*WRITTEN REQUEST*:
Within the material below, transcribe exactly the lines from the one holding "What D3.js code" through the one holding "const cas1PriceRange = [0, 10];", keeping both ends and skipping the rest.

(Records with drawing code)
○ ○ ○ ○ ○ ○ ○
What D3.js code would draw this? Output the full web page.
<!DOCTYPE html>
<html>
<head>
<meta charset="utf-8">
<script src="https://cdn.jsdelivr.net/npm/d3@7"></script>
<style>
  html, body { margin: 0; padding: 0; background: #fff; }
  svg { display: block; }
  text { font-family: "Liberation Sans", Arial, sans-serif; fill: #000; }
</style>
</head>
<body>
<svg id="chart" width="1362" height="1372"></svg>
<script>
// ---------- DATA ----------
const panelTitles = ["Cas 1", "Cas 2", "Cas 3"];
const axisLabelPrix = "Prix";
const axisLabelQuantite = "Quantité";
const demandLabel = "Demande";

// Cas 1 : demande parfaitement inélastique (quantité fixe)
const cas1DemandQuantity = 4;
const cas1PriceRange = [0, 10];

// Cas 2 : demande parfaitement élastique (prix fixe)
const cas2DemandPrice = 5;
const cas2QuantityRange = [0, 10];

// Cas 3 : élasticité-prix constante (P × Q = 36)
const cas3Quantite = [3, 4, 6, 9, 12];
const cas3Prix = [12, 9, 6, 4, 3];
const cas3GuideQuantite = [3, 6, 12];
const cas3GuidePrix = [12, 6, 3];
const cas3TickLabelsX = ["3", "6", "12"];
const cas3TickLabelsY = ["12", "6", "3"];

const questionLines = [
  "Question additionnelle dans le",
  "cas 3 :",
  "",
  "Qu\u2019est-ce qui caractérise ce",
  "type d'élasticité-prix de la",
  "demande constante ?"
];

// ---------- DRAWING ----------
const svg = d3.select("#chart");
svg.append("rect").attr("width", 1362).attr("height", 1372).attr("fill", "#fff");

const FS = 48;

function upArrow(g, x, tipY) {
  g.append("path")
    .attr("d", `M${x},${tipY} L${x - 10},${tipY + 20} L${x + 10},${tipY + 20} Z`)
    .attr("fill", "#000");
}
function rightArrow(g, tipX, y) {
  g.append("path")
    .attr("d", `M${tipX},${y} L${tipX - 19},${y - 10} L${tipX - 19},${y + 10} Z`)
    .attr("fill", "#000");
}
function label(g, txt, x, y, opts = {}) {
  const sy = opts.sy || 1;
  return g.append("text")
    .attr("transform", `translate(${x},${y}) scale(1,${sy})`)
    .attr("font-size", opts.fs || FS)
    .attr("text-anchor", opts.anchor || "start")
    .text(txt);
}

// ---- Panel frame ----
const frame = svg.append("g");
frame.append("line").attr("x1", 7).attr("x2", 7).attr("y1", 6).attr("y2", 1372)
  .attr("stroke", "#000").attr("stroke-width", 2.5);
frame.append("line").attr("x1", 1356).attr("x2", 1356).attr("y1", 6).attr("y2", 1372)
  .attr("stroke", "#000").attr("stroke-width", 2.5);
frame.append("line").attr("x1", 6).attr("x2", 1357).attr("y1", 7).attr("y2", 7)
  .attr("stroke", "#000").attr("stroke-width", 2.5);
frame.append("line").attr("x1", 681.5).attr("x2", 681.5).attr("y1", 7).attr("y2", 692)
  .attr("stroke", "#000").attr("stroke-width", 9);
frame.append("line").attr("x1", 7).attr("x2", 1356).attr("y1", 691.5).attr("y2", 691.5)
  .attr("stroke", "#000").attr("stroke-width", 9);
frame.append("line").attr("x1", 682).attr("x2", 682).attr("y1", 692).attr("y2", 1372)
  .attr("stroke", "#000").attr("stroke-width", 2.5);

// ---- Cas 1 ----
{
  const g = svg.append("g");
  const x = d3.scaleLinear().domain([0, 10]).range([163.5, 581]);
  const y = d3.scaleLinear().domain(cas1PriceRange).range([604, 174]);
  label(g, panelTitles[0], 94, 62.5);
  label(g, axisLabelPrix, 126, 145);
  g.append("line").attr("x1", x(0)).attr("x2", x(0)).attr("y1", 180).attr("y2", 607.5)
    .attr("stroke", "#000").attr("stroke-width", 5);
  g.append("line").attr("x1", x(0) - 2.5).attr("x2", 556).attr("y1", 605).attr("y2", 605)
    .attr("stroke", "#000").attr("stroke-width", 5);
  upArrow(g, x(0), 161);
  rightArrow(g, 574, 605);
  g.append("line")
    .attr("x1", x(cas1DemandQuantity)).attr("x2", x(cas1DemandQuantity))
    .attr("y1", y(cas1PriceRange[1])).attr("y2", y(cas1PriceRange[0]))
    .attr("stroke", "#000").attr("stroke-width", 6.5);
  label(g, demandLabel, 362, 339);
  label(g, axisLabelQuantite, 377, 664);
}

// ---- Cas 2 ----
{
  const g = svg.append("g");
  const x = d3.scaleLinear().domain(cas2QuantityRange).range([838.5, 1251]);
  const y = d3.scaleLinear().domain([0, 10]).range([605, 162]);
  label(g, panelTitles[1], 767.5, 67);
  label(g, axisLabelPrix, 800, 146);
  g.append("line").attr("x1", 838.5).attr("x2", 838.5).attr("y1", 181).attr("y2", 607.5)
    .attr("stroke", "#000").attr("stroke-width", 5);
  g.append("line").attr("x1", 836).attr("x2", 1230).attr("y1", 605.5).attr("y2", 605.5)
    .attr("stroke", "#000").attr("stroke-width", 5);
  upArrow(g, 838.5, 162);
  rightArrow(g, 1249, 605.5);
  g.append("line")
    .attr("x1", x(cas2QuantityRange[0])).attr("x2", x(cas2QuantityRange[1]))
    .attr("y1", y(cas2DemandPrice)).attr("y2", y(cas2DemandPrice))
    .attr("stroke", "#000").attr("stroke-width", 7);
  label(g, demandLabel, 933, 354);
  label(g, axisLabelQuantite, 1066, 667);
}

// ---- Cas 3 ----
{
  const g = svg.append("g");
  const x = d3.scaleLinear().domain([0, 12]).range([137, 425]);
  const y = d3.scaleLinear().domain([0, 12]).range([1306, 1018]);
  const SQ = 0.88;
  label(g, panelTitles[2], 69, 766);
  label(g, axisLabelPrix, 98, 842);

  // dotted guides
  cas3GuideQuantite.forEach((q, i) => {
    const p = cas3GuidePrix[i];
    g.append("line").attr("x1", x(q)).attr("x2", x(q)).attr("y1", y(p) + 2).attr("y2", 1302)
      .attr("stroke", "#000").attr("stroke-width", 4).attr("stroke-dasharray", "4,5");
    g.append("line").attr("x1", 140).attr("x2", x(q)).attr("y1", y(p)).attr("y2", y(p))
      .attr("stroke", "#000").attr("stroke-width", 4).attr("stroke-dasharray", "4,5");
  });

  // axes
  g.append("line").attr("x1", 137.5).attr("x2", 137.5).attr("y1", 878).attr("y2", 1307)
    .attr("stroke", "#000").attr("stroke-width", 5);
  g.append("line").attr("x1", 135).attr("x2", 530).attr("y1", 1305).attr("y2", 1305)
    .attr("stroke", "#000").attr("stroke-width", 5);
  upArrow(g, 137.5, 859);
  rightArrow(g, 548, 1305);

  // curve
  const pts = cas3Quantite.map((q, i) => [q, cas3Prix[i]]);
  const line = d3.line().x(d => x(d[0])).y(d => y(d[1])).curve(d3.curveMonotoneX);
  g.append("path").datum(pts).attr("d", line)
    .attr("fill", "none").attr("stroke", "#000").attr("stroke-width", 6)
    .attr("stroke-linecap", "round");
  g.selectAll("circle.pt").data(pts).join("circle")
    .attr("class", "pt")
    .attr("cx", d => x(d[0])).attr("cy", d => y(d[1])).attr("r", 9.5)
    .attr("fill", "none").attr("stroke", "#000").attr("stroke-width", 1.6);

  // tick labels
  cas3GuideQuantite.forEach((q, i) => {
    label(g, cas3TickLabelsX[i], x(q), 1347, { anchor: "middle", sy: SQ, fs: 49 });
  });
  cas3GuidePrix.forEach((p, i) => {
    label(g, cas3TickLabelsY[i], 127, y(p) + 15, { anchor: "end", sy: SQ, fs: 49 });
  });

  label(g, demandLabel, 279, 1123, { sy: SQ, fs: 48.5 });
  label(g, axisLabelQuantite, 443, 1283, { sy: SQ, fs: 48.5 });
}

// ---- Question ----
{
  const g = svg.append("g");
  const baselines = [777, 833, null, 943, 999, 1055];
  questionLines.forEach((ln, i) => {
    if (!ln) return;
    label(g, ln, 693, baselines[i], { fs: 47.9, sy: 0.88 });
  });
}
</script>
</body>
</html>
○ ○ ○ ○ ○ ○ ○
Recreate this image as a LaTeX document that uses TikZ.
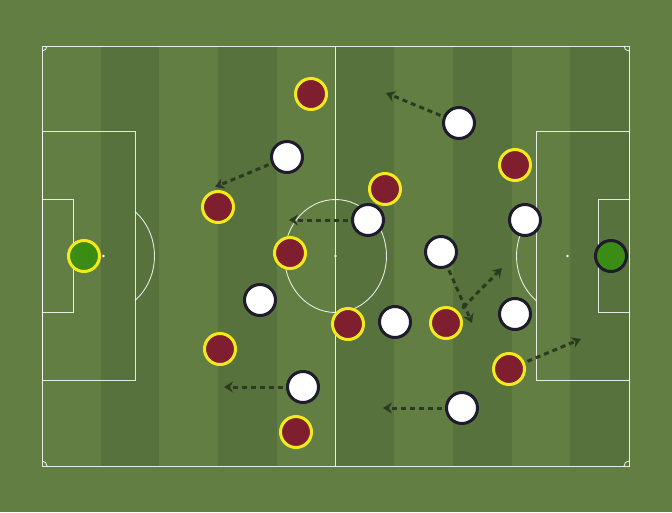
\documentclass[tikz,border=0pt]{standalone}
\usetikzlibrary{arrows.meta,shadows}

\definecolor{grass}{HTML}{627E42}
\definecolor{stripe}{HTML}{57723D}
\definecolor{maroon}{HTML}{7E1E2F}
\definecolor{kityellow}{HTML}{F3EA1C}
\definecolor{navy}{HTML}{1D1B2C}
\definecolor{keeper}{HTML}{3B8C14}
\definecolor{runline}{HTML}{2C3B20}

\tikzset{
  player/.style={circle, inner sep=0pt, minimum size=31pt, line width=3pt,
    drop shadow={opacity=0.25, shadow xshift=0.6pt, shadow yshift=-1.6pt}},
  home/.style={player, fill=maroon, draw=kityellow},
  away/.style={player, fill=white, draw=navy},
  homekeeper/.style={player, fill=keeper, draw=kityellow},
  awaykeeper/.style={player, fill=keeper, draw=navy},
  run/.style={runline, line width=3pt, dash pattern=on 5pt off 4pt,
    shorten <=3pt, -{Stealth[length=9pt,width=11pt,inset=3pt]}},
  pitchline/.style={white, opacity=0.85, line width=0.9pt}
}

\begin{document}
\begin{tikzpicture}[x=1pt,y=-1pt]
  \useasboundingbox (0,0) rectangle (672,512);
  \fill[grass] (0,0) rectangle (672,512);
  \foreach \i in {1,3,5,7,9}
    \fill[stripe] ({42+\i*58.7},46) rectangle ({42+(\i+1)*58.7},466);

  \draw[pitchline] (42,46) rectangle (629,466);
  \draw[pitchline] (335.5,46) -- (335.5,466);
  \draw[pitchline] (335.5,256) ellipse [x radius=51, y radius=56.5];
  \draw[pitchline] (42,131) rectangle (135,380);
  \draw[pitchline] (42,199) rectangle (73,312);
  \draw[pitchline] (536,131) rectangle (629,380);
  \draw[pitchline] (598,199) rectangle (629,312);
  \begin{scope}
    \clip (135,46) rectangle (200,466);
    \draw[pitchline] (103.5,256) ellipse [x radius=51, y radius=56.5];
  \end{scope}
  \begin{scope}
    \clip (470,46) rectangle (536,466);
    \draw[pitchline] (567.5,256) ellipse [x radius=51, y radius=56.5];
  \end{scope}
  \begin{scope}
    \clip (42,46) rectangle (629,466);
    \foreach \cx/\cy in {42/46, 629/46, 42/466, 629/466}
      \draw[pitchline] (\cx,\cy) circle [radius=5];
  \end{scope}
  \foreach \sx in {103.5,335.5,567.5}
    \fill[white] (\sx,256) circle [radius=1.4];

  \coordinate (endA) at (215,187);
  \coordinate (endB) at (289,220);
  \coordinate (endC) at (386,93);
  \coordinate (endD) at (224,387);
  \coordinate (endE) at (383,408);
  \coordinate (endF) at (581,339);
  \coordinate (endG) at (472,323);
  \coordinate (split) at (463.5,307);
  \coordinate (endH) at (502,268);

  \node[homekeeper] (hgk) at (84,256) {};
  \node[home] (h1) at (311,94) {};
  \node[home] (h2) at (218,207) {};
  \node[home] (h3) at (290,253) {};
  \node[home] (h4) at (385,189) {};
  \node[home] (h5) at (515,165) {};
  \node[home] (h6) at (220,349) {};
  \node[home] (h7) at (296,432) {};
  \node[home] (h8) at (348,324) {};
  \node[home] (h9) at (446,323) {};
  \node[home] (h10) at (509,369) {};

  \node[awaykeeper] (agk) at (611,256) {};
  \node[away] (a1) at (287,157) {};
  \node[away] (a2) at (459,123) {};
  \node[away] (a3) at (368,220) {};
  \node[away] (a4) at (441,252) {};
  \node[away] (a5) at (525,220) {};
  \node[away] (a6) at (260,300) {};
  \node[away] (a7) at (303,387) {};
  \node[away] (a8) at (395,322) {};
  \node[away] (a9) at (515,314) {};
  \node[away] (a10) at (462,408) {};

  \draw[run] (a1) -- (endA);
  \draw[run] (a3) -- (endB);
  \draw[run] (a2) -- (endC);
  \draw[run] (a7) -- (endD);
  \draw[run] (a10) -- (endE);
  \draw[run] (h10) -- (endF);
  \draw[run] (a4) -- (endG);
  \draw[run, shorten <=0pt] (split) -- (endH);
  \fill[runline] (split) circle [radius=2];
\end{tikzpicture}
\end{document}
○ ○ ○ ○ ○ ○ ○
*EXPECTED ANSWER*:
What D3.js code would draw this? Output the full web page.
<!DOCTYPE html>
<html>
<head>
<meta charset="utf-8">
<script src="https://cdn.jsdelivr.net/npm/d3@7"></script>
<style>
  html, body { margin: 0; padding: 0; background: #fff; }
  svg { display: block; }
  text { font-family: "Liberation Sans", Arial, sans-serif; fill: #000; }
</style>
</head>
<body>
<svg id="chart" width="1362" height="1372"></svg>
<script>
// ---------- DATA ----------
const panelTitles = ["Cas 1", "Cas 2", "Cas 3"];
const axisLabelPrix = "Prix";
const axisLabelQuantite = "Quantité";
const demandLabel = "Demande";

// Cas 1 : demande parfaitement inélastique (quantité fixe)
const cas1DemandQuantity = 4;
const cas1PriceRange = [0, 10];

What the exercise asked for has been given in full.